● **Instruction**: Copy out the data below from the line containing "Emit a component" to the line containing "17.7, 20, 21];", both lines included, with all images left out.

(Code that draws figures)

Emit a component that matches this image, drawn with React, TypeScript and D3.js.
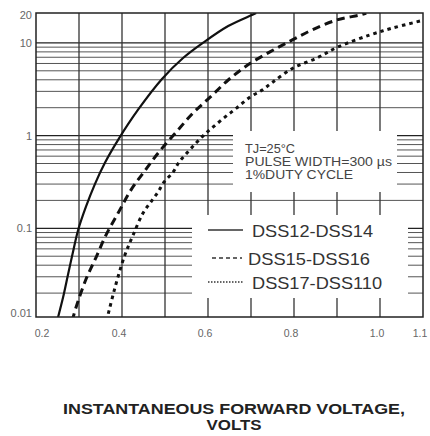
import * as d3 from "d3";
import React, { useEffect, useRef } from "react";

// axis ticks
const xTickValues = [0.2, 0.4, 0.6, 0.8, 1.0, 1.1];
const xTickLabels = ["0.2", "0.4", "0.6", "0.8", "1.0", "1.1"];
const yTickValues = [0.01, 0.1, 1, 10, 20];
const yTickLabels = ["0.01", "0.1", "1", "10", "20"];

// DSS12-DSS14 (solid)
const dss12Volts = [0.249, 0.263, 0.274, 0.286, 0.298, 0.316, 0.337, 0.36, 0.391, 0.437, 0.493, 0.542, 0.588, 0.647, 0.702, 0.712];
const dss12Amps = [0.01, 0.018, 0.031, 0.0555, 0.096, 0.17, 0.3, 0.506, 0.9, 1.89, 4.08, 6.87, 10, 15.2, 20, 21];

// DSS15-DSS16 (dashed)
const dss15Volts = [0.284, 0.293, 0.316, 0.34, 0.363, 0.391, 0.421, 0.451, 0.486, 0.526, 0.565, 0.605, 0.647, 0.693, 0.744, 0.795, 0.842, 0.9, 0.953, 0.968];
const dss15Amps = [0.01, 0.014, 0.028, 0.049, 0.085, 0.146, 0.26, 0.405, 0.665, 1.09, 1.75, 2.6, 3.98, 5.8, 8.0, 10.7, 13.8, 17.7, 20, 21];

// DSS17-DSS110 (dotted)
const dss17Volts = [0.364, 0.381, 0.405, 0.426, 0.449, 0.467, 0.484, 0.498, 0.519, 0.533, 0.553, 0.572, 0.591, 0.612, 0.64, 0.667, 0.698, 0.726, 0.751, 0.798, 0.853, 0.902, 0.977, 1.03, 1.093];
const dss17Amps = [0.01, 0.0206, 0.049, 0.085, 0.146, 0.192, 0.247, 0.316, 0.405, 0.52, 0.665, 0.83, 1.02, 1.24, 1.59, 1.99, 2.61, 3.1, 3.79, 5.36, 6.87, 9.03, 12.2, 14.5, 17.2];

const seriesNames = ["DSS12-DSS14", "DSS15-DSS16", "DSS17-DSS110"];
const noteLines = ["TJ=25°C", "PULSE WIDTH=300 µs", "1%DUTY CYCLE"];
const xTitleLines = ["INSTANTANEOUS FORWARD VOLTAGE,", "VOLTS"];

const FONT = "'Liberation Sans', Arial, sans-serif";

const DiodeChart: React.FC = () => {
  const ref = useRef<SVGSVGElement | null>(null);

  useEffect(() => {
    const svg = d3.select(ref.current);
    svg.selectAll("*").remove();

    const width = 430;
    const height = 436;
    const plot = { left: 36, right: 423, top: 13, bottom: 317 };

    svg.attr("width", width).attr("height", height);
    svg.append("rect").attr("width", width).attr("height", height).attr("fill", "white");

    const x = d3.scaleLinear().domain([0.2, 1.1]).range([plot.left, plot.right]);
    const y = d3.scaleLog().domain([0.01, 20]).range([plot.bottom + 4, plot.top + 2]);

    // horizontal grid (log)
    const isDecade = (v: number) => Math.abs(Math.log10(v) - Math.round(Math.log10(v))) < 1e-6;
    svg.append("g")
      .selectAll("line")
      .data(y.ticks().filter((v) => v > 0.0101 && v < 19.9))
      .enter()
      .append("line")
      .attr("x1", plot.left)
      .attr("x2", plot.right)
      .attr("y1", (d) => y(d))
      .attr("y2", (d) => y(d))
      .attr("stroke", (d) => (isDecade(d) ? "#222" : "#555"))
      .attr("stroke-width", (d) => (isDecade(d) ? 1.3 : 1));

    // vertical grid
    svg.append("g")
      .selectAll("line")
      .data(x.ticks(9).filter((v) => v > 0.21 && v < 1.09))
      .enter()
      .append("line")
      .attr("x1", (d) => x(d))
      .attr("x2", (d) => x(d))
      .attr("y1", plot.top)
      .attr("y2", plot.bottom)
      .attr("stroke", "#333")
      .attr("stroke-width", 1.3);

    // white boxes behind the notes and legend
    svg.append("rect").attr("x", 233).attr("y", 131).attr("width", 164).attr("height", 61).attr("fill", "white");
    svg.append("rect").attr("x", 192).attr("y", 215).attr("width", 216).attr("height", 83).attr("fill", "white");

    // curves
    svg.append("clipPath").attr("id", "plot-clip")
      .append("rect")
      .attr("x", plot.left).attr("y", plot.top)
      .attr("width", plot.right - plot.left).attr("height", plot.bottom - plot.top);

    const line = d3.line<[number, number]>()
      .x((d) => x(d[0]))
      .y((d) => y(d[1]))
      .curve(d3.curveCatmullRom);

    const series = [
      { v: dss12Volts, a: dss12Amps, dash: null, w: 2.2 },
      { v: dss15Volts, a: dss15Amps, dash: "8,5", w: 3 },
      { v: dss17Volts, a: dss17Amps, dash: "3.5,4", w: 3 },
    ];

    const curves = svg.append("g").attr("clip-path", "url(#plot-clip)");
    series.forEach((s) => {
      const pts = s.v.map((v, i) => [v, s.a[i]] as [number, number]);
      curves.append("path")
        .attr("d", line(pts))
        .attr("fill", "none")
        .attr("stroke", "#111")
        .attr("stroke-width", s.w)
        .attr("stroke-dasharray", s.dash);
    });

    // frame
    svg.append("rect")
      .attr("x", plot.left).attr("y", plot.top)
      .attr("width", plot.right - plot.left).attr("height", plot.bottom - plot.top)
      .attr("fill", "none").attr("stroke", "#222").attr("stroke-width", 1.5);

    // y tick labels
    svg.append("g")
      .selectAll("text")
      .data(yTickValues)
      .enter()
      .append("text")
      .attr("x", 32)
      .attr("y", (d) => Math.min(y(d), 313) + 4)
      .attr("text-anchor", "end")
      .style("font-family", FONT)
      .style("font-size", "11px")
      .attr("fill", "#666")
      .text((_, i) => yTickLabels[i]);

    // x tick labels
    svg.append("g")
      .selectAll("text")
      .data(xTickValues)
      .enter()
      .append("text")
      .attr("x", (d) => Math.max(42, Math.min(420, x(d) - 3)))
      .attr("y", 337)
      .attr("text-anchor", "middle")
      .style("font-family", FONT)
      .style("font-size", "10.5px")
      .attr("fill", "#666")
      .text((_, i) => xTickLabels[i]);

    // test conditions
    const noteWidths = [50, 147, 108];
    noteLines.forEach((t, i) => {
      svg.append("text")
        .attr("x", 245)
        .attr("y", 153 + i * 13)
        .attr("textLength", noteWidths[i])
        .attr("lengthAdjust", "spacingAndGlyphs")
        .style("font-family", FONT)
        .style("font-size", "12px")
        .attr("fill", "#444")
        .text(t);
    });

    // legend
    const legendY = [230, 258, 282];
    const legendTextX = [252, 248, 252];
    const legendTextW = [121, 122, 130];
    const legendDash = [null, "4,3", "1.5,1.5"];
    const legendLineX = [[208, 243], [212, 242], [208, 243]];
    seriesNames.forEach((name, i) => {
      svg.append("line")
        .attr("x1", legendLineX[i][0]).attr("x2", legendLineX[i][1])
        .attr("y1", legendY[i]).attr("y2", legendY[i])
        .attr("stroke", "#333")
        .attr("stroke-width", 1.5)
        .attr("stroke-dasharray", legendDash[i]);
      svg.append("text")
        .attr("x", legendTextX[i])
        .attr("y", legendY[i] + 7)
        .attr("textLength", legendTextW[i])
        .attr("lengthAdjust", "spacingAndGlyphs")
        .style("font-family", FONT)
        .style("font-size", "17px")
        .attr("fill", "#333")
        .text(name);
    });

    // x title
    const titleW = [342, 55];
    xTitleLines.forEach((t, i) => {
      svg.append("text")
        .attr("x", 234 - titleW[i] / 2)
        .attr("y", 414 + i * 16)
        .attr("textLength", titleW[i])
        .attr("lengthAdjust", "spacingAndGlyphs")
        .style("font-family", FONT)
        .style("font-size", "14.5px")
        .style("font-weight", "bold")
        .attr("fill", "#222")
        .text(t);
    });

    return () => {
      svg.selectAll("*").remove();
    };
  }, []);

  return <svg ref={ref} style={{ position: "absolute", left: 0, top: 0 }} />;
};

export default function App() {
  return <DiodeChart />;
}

--

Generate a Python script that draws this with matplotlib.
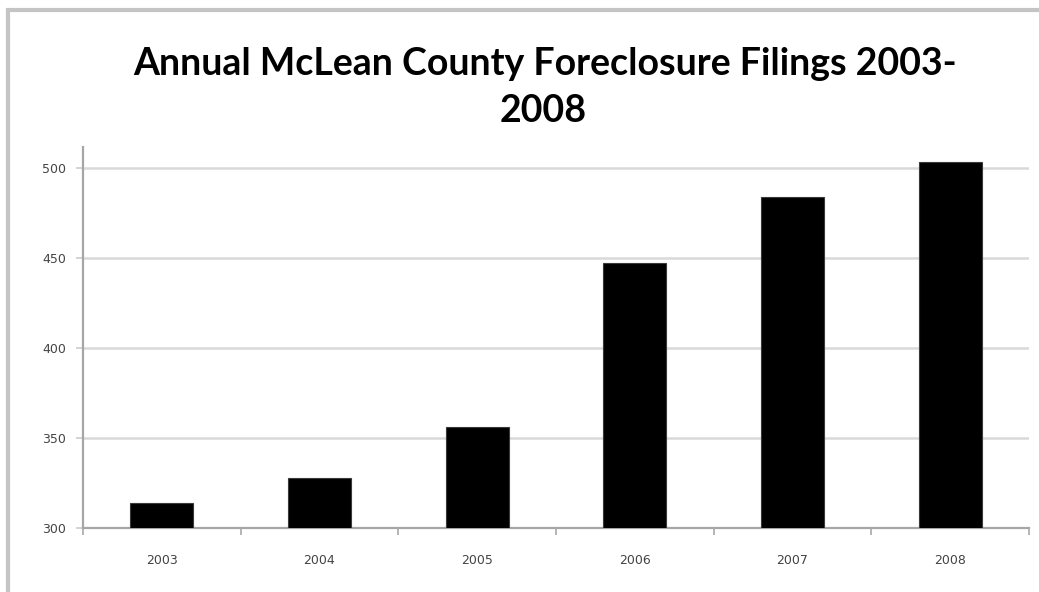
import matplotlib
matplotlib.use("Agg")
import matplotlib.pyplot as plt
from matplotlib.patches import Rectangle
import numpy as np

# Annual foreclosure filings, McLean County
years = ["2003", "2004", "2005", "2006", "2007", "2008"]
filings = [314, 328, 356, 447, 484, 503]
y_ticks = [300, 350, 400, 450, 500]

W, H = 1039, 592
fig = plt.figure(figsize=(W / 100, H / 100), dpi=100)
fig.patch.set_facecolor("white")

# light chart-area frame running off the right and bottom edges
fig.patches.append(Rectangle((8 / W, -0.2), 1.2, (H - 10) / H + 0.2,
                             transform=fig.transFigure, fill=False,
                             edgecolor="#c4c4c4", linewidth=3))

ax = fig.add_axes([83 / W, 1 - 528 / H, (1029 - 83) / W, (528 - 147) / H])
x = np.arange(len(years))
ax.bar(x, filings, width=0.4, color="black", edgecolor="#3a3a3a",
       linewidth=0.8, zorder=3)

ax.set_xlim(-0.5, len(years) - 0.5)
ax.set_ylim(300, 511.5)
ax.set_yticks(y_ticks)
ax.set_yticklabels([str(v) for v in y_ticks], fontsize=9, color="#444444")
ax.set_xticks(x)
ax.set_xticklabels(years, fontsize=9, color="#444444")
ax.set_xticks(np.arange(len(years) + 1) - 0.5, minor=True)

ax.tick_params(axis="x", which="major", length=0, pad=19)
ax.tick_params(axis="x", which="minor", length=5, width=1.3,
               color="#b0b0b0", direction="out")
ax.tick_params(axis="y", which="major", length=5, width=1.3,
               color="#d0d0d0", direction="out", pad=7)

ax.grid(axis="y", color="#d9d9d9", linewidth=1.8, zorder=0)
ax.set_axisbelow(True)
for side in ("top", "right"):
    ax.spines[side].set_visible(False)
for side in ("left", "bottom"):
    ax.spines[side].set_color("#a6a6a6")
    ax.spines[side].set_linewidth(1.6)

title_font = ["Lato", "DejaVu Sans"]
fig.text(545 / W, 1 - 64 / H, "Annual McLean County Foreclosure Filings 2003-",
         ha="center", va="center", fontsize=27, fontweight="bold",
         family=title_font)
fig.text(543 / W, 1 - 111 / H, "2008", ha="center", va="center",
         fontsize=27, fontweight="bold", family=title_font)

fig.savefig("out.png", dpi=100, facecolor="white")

---

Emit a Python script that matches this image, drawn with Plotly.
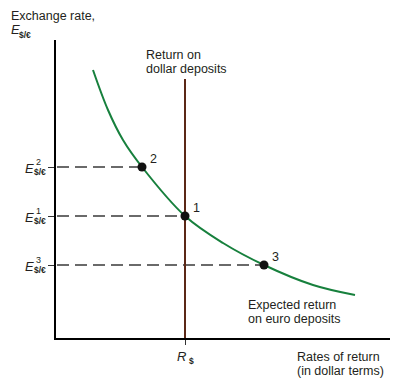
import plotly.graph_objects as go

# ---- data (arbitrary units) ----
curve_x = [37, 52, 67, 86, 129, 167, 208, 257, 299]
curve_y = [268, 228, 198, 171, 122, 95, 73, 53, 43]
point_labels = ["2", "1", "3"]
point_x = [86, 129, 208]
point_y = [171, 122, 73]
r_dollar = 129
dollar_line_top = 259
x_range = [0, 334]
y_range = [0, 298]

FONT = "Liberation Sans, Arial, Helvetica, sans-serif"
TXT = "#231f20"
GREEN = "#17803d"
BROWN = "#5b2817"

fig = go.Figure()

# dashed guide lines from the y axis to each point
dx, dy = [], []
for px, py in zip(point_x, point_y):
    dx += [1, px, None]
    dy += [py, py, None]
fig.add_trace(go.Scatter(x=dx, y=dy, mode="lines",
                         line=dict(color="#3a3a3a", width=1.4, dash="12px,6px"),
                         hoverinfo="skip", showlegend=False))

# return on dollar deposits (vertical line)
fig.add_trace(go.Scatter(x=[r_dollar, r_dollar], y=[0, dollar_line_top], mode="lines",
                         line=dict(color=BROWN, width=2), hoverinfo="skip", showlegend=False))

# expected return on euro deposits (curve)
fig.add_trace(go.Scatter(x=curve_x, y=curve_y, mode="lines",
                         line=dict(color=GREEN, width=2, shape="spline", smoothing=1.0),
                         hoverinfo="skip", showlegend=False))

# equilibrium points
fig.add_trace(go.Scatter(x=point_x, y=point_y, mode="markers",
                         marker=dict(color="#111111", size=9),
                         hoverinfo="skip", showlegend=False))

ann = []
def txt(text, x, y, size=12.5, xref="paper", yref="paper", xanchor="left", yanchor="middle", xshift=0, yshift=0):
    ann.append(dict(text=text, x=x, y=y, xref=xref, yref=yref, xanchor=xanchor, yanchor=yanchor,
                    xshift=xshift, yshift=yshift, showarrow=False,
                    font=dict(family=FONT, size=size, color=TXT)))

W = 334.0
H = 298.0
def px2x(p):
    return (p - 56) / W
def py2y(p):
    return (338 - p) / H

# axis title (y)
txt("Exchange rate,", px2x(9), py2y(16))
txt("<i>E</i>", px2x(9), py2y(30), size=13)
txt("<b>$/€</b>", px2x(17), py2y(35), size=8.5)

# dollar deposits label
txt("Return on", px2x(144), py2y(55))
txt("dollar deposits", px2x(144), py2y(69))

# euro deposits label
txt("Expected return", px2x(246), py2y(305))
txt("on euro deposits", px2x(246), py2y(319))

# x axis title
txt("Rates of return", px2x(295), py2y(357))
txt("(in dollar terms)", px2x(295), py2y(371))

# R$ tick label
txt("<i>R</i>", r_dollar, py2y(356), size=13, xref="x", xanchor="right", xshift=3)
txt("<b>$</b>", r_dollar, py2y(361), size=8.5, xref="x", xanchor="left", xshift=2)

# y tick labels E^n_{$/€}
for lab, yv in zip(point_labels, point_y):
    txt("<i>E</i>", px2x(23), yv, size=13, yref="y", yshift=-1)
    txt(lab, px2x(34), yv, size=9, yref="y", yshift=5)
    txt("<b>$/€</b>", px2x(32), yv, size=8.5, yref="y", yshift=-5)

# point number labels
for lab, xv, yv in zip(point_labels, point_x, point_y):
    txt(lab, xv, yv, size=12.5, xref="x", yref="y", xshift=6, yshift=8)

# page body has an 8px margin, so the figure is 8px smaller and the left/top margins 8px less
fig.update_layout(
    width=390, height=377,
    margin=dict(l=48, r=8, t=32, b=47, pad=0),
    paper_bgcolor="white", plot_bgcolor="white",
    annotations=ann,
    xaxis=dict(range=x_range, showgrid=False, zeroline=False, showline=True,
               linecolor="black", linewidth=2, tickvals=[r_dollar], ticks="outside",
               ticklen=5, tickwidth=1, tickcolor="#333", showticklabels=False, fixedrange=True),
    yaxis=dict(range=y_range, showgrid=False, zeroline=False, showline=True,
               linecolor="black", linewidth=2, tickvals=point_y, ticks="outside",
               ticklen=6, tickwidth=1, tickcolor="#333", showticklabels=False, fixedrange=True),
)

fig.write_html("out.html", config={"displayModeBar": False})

● **Worked solution**:
Emit a component that matches this image, drawn with React, TypeScript and D3.js.
import * as d3 from "d3";
import React, { useEffect, useRef } from "react";

// axis ticks
const xTickValues = [0.2, 0.4, 0.6, 0.8, 1.0, 1.1];
const xTickLabels = ["0.2", "0.4", "0.6", "0.8", "1.0", "1.1"];
const yTickValues = [0.01, 0.1, 1, 10, 20];
const yTickLabels = ["0.01", "0.1", "1", "10", "20"];

// DSS12-DSS14 (solid)
const dss12Volts = [0.249, 0.263, 0.274, 0.286, 0.298, 0.316, 0.337, 0.36, 0.391, 0.437, 0.493, 0.542, 0.588, 0.647, 0.702, 0.712];
const dss12Amps = [0.01, 0.018, 0.031, 0.0555, 0.096, 0.17, 0.3, 0.506, 0.9, 1.89, 4.08, 6.87, 10, 15.2, 20, 21];

// DSS15-DSS16 (dashed)
const dss15Volts = [0.284, 0.293, 0.316, 0.34, 0.363, 0.391, 0.421, 0.451, 0.486, 0.526, 0.565, 0.605, 0.647, 0.693, 0.744, 0.795, 0.842, 0.9, 0.953, 0.968];
const dss15Amps = [0.01, 0.014, 0.028, 0.049, 0.085, 0.146, 0.26, 0.405, 0.665, 1.09, 1.75, 2.6, 3.98, 5.8, 8.0, 10.7, 13.8, 17.7, 20, 21];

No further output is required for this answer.